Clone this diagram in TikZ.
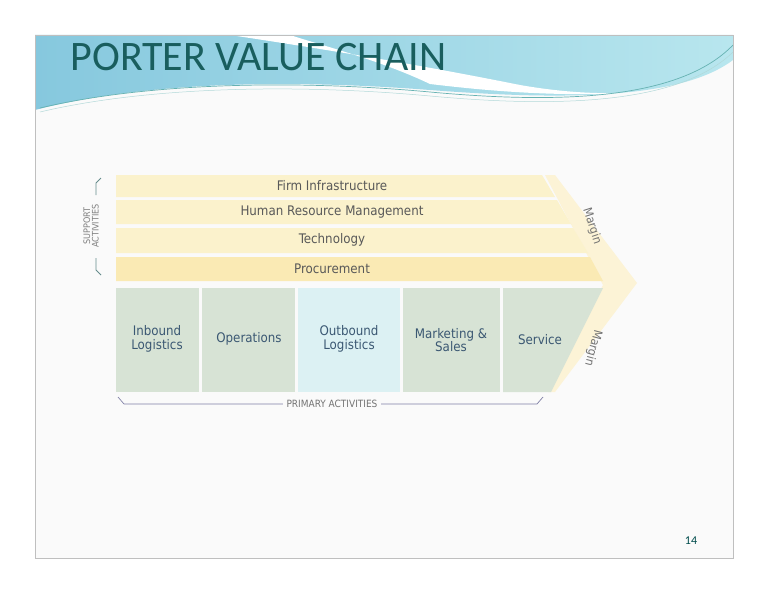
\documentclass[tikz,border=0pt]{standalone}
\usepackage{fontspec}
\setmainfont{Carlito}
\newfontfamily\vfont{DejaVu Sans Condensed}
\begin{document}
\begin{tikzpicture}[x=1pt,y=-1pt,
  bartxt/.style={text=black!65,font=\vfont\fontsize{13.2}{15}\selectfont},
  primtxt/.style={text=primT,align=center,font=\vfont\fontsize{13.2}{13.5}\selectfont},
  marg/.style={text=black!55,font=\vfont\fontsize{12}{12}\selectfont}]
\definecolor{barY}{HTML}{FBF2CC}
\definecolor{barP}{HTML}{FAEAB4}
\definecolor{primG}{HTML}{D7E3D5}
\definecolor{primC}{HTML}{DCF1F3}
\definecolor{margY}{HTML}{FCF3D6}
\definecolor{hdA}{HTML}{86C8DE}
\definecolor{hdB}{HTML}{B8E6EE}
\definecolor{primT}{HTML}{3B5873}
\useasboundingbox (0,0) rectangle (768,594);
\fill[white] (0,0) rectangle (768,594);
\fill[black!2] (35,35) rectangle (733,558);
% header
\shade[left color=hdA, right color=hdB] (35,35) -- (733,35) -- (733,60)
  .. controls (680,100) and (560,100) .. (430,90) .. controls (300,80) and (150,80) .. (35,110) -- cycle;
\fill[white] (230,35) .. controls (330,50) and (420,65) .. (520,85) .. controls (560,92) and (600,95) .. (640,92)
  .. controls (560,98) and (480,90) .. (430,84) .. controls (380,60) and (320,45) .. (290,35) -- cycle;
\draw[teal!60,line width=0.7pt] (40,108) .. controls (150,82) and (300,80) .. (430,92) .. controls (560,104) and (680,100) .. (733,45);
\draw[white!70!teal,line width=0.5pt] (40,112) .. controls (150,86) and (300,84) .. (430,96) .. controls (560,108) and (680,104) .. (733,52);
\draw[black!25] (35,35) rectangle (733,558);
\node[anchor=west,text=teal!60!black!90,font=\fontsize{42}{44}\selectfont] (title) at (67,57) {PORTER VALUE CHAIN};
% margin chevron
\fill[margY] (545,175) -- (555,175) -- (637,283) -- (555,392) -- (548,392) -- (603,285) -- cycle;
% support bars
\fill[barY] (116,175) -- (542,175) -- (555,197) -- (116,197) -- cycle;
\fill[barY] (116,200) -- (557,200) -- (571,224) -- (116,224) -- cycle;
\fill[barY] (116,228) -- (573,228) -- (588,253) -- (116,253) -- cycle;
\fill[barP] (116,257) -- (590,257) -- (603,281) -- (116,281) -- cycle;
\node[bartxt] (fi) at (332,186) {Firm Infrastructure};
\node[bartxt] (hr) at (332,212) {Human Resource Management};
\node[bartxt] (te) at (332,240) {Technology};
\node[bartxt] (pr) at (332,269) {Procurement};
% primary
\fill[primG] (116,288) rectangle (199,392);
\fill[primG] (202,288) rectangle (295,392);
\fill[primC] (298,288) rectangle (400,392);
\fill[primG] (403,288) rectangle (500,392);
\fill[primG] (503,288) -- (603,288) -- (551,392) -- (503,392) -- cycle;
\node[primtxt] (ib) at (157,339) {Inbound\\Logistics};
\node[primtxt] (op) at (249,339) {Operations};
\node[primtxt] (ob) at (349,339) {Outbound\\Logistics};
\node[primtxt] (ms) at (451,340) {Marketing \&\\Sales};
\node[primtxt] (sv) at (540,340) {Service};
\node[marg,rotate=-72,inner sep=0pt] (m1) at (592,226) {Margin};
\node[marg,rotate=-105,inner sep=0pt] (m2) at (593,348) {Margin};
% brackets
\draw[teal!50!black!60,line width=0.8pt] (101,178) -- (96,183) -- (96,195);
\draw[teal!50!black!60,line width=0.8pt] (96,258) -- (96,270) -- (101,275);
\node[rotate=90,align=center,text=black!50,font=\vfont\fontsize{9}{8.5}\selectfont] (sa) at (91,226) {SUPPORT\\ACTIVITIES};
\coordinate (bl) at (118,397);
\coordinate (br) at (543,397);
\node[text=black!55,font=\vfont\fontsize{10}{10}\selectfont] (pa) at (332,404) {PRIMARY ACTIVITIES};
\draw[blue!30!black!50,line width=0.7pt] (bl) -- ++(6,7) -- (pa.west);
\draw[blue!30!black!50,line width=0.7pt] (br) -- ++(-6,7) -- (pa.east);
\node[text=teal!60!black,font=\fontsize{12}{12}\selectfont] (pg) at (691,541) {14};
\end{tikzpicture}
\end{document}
____
**AIM:** Write out the data precisely as given, excluding the pictures.

**ANSWER TO THIS PROBLEM:**
Clone this diagram in TikZ.
\documentclass[tikz,border=0pt]{standalone}
\usepackage{fontspec}
\setmainfont{Carlito}
\newfontfamily\vfont{DejaVu Sans Condensed}
\begin{document}
\begin{tikzpicture}[x=1pt,y=-1pt,
  bartxt/.style={text=black!65,font=\vfont\fontsize{13.2}{15}\selectfont},
  primtxt/.style={text=primT,align=center,font=\vfont\fontsize{13.2}{13.5}\selectfont},
  marg/.style={text=black!55,font=\vfont\fontsize{12}{12}\selectfont}]
\definecolor{barY}{HTML}{FBF2CC}
\definecolor{barP}{HTML}{FAEAB4}
\definecolor{primG}{HTML}{D7E3D5}
\definecolor{primC}{HTML}{DCF1F3}
\definecolor{margY}{HTML}{FCF3D6}
\definecolor{hdA}{HTML}{86C8DE}
\definecolor{hdB}{HTML}{B8E6EE}
\definecolor{primT}{HTML}{3B5873}
\useasboundingbox (0,0) rectangle (768,594);
\fill[white] (0,0) rectangle (768,594);
\fill[black!2] (35,35) rectangle (733,558);
% header
\shade[left color=hdA, right color=hdB] (35,35) -- (733,35) -- (733,60)
  .. controls (680,100) and (560,100) .. (430,90) .. controls (300,80) and (150,80) .. (35,110) -- cycle;
\fill[white] (230,35) .. controls (330,50) and (420,65) .. (520,85) .. controls (560,92) and (600,95) .. (640,92)
  .. controls (560,98) and (480,90) .. (430,84) .. controls (380,60) and (320,45) .. (290,35) -- cycle;
\draw[teal!60,line width=0.7pt] (40,108) .. controls (150,82) and (300,80) .. (430,92) .. controls (560,104) and (680,100) .. (733,45);
\draw[white!70!teal,line width=0.5pt] (40,112) .. controls (150,86) and (300,84) .. (430,96) .. controls (560,108) and (680,104) .. (733,52);
\draw[black!25] (35,35) rectangle (733,558);
\node[anchor=west,text=teal!60!black!90,font=\fontsize{42}{44}\selectfont] (title) at (67,57) {PORTER VALUE CHAIN};
% margin chevron
\fill[margY] (545,175) -- (555,175) -- (637,283) -- (555,392) -- (548,392) -- (603,285) -- cycle;
% support bars
\fill[barY] (116,175) -- (542,175) -- (555,197) -- (116,197) -- cycle;
\fill[barY] (116,200) -- (557,200) -- (571,224) -- (116,224) -- cycle;
\fill[barY] (116,228) -- (573,228) -- (588,253) -- (116,253) -- cycle;
\fill[barP] (116,257) -- (590,257) -- (603,281) -- (116,281) -- cycle;
\node[bartxt] (fi) at (332,186) {Firm Infrastructure};
\node[bartxt] (hr) at (332,212) {Human Resource Management};
\node[bartxt] (te) at (332,240) {Technology};
\node[bartxt] (pr) at (332,269) {Procurement};
% primary
\fill[primG] (116,288) rectangle (199,392);
\fill[primG] (202,288) rectangle (295,392);
\fill[primC] (298,288) rectangle (400,392);
\fill[primG] (403,288) rectangle (500,392);
\fill[primG] (503,288) -- (603,288) -- (551,392) -- (503,392) -- cycle;
\node[primtxt] (ib) at (157,339) {Inbound\\Logistics};
\node[primtxt] (op) at (249,339) {Operations};
\node[primtxt] (ob) at (349,339) {Outbound\\Logistics};
\node[primtxt] (ms) at (451,340) {Marketing \&\\Sales};
\node[primtxt] (sv) at (540,340) {Service};
\node[marg,rotate=-72,inner sep=0pt] (m1) at (592,226) {Margin};
\node[marg,rotate=-105,inner sep=0pt] (m2) at (593,348) {Margin};
% brackets
\draw[teal!50!black!60,line width=0.8pt] (101,178) -- (96,183) -- (96,195);
\draw[teal!50!black!60,line width=0.8pt] (96,258) -- (96,270) -- (101,275);
\node[rotate=90,align=center,text=black!50,font=\vfont\fontsize{9}{8.5}\selectfont] (sa) at (91,226) {SUPPORT\\ACTIVITIES};
\coordinate (bl) at (118,397);
\coordinate (br) at (543,397);
\node[text=black!55,font=\vfont\fontsize{10}{10}\selectfont] (pa) at (332,404) {PRIMARY ACTIVITIES};
\draw[blue!30!black!50,line width=0.7pt] (bl) -- ++(6,7) -- (pa.west);
\draw[blue!30!black!50,line width=0.7pt] (br) -- ++(-6,7) -- (pa.east);
\node[text=teal!60!black,font=\fontsize{12}{12}\selectfont] (pg) at (691,541) {14};
\end{tikzpicture}
\end{document}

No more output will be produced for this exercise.